What are some fun rehearsal dinner ideas and guest list tips?

We're gearing up for our wedding with about 53 guests on a Saturday, and we're planning a rehearsal dinner for Friday. My partner and I live in Fort Myers, FL, and we have family coming in from Boston and driving in from Miami, so everyone will be traveling for our special day. Here’s the dilemma: all our guests are from out of town, which raises a big question about the rehearsal dinner. I’ve heard it’s common to invite out-of-town guests, but what do you do when literally everyone falls into that category? We’ve been thinking about hosting a BBQ or maybe even renting a food truck at our house for the rehearsal dinner. This would be for just the bridal party, their partners, and our immediate family, totaling about 22 people. The catch? Our home isn’t large enough for all 53 guests, and bringing in tables and chairs would turn it into a major event, which feels overwhelming right before the wedding. Going out to a restaurant is another option, but we’re working with a strict wedding budget of $14k. Spending an extra $2k on dinner for everyone would be tough unless it’s absolutely expected. We could hit up a place like Chili’s or something similar. It’s a bit of a tricky situation, and I’d love to hear your thoughts.
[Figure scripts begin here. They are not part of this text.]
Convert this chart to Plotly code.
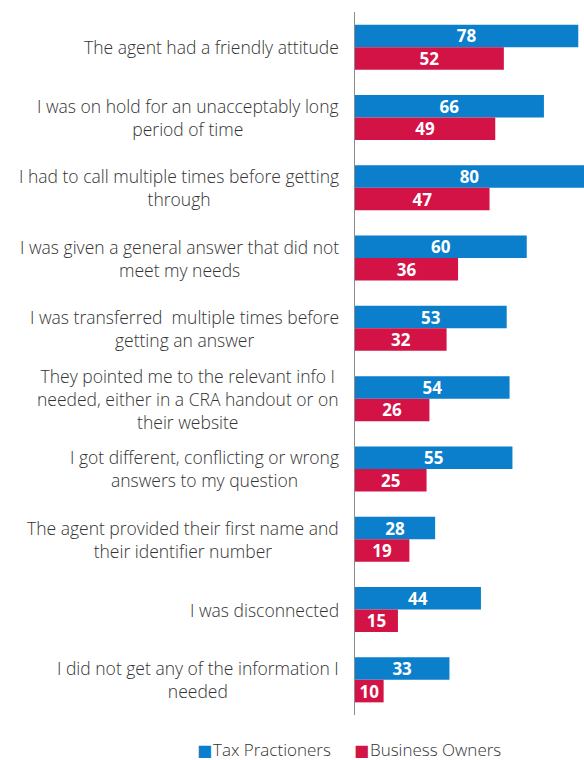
import plotly.graph_objects as go

# Survey statements and share (%) of respondents per group
statements = [
    "The agent had a friendly attitude",
    "I was on hold for an unacceptably long<br>period of time",
    "I had to call multiple times before getting<br>through",
    "I was given a general answer that did not<br>meet my needs",
    "I was transferred  multiple times before<br>getting an answer",
    "They pointed me to the relevant info I<br>needed, either in a CRA handout or on<br>their website",
    "I got different, conflicting or wrong<br>answers to my question",
    "The agent provided their first name and<br>their identifier number",
    "I was disconnected",
    "I did not get any of the information I<br>needed",
]
tax_practitioners = [78, 66, 80, 60, 53, 54, 55, 28, 44, 33]
business_owners = [52, 49, 47, 36, 32, 26, 25, 19, 15, 10]

series_names = ["Tax Practioners", "Business Owners"]
BLUE = "#0B7FCB"
RED = "#D31245"
TEXT = "#333333"
FONT = "Open Sans"

fig = go.Figure()
for name, vals, col in [
    (series_names[0], tax_practitioners, BLUE),
    (series_names[1], business_owners, RED),
]:
    fig.add_trace(go.Bar(
        y=statements,
        x=vals,
        name=name,
        orientation="h",
        marker=dict(color=col, line=dict(width=0)),
        text=[str(v) for v in vals],
        textposition="inside",
        insidetextanchor="middle",
        constraintext="none",
        textangle=0,
        textfont=dict(family=FONT, size=17, color="white", weight="bold"),
        cliponaxis=True,
    ))

# Category labels, centred line-by-line, to the left of the axis
for s in statements:
    fig.add_annotation(
        x=0, xref="paper", y=s, yref="y",
        text=s, showarrow=False,
        xanchor="right", yanchor="middle", align="center",
        xshift=-14,
        font=dict(family=FONT, size=17.5, color=TEXT, weight=300),
    )

# Legend row under the chart: coloured square key followed by the series name
legend_items = [(series_names[0], BLUE, -157), (series_names[1], RED, 0)]
for name, col, shift in legend_items:
    fig.add_annotation(
        x=0, xref="paper", y=0, yref="paper",
        text="■", showarrow=False, xanchor="left", yanchor="middle",
        xshift=shift - 2, yshift=-35, borderpad=0,
        font=dict(family="DejaVu Sans", size=16, color=col),
    )
    fig.add_annotation(
        x=0, xref="paper", y=0, yref="paper",
        text=name, showarrow=False, xanchor="left", yanchor="middle",
        xshift=shift + 14, yshift=-34, borderpad=0,
        font=dict(family=FONT, size=17, color=TEXT, weight=300),
    )

fig.update_layout(
    width=584, height=760,
    margin=dict(l=355, r=0, t=12, b=45),
    paper_bgcolor="white", plot_bgcolor="white",
    barmode="group", bargap=0.36, bargroupgap=0,
    showlegend=False,
    xaxis=dict(range=[0, 80], visible=False, fixedrange=True),
    yaxis=dict(
        autorange="reversed", showticklabels=False, ticks="",
        showgrid=False, zeroline=False,
        showline=True, linecolor="#8c8c8c", linewidth=1,
    ),
)

fig.write_html("out.html")
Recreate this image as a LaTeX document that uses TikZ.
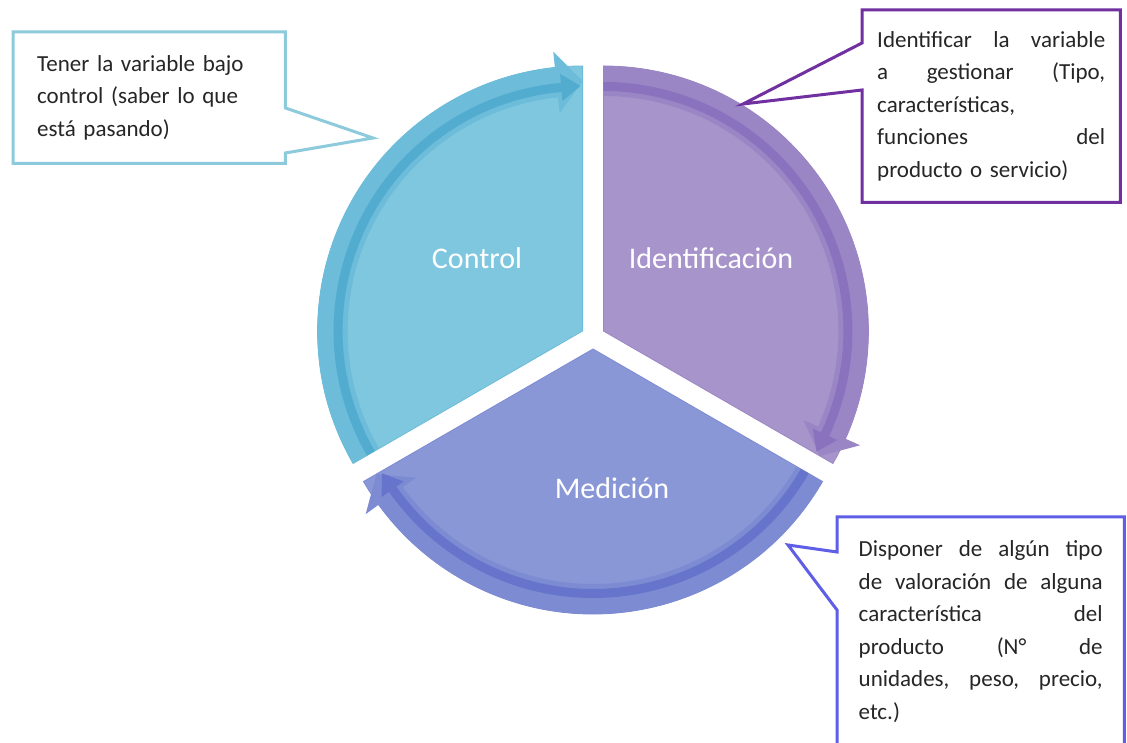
\documentclass[tikz,border=0pt]{standalone}
\usepackage{fontspec}
\setmainfont{Carlito}
\usepackage{xcolor}
\usepackage{tikz}
\usetikzlibrary{backgrounds}

\definecolor{ctrlfill}{HTML}{7FC7DF}
\definecolor{ctrlband}{HTML}{6CBCDA}
\definecolor{ctrldark}{HTML}{52ACCF}
\definecolor{identfill}{HTML}{A794CB}
\definecolor{identband}{HTML}{9B86C5}
\definecolor{identdark}{HTML}{8A72BE}
\definecolor{medfill}{HTML}{8997D7}
\definecolor{medband}{HTML}{7D8BD2}
\definecolor{meddark}{HTML}{6675CB}
\definecolor{noteblue}{HTML}{8DCADB}
\definecolor{notepurple}{HTML}{7030A0}
\definecolor{noteindigo}{HTML}{5E5EE6}

\newcommand{\jline}[2][228pt]{\leavevmode\hbox to #1{\spaceskip=0.22em plus 1fil\relax #2}}
\newcommand{\wheelpart}[5]{%
  \begin{scope}[shift={#1}]
    \fill[#3, draw=#4, line width=0.8pt] (0,0) -- (#2:265) arc[start angle=#2, end angle={#2-120}, radius=265] -- cycle;
    \fill[#4] (#2:265) arc[start angle=#2, end angle={#2-114}, radius=265] -- ({#2-114}:281) -- ({#2-120}:250) -- ({#2-114}:219) -- ({#2-114}:235) arc[start angle={#2-114}, end angle=#2, radius=235] -- cycle;
    \fill[#5] (#2:249) arc[start angle=#2, end angle={#2-115}, radius=249] -- ({#2-115}:258) -- ({#2-119.5}:245) -- ({#2-115}:231) -- ({#2-115}:240) arc[start angle={#2-115}, end angle=#2, radius=240] -- cycle;
  \end{scope}}

\begin{document}
\begin{tikzpicture}[x=1pt, y=1pt,
  note/.style={anchor=north west, align=left, text=black!85, font=\fontsize{23}{32.5}\selectfont},
  noteline/.style={fill=white, line width=3pt},
  partlabel/.style={text=white, font=\fontsize{30}{36}\selectfont}]
\useasboundingbox (0,0) rectangle (1127,743);

\node[partlabel] (ctrl) at (477,485) {Control};
\node[partlabel] (ident) at (711,485) {Identificación};
\node[partlabel] (med) at (612,255) {Medición};

\node[note, minimum width=272pt, minimum height=131pt, text width=224pt, inner xsep=24pt] (n1) at (13,711) {Tener la variable bajo\\control (saber lo que\\está pasando)};
\node[note, minimum width=258pt, minimum height=192pt, text width=228pt, inner xsep=15pt] (n2) at (862,733) {\jline{Identificar la variable}\\
\jline{a gestionar (Tipo,}\\
características,\\
\jline{funciones del}\\
producto o servicio)};
\node[note, minimum width=287pt, minimum height=229pt, text width=244pt, inner xsep=21.5pt] (n3) at (837,226) {\jline[244pt]{Disponer de algún tipo}\\
\jline[244pt]{de valoración de alguna}\\
\jline[244pt]{característica del}\\
\jline[244pt]{producto (N° de}\\
\jline[244pt]{unidades, peso, precio,}\\
etc.)};

\coordinate (tip1) at (373,605);
\coordinate (tip2) at (743,639);
\coordinate (tip3) at (788,198);

\begin{pgfonlayer}{background}
\fill[white] (0,0) rectangle (1127,743);
\wheelpart{(582.6,412)}{210}{ctrlfill}{ctrlband}{ctrldark}
\wheelpart{(603.4,412)}{90}{identfill}{identband}{identdark}
\wheelpart{(593,394)}{330}{medfill}{medband}{meddark}
\draw[noteline, draw=noteblue] (n1.north west) -- (n1.north east) -- ([yshift=-76pt]n1.north east) -- (tip1) -- ([yshift=-121pt]n1.north east) -- (n1.south east) -- (n1.south west) -- cycle;
\draw[noteline, draw=notepurple] (n2.north west) -- ([yshift=-33pt]n2.north west) -- (tip2) -- ([yshift=-80pt]n2.north west) -- (n2.south west) -- (n2.south east) -- (n2.north east) -- cycle;
\draw[noteline, draw=noteindigo] (n3.north west) -- ([yshift=-35pt]n3.north west) -- (tip3) -- ([yshift=-93pt]n3.north west) -- (n3.south west) -- (n3.south east) -- (n3.north east) -- cycle;
\end{pgfonlayer}
\end{tikzpicture}
\end{document}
Is it okay to keep the rehearsal dinner small with just 22 people, or should we go the restaurant route and invite all the guests? I worry that a larger gathering might take away from the intimate vibe we want for our families meeting for the first time. I’m leaning towards the smaller, more personal gathering, but I also don’t want to come off as rude to our guests who have traveled so far. Any suggestions?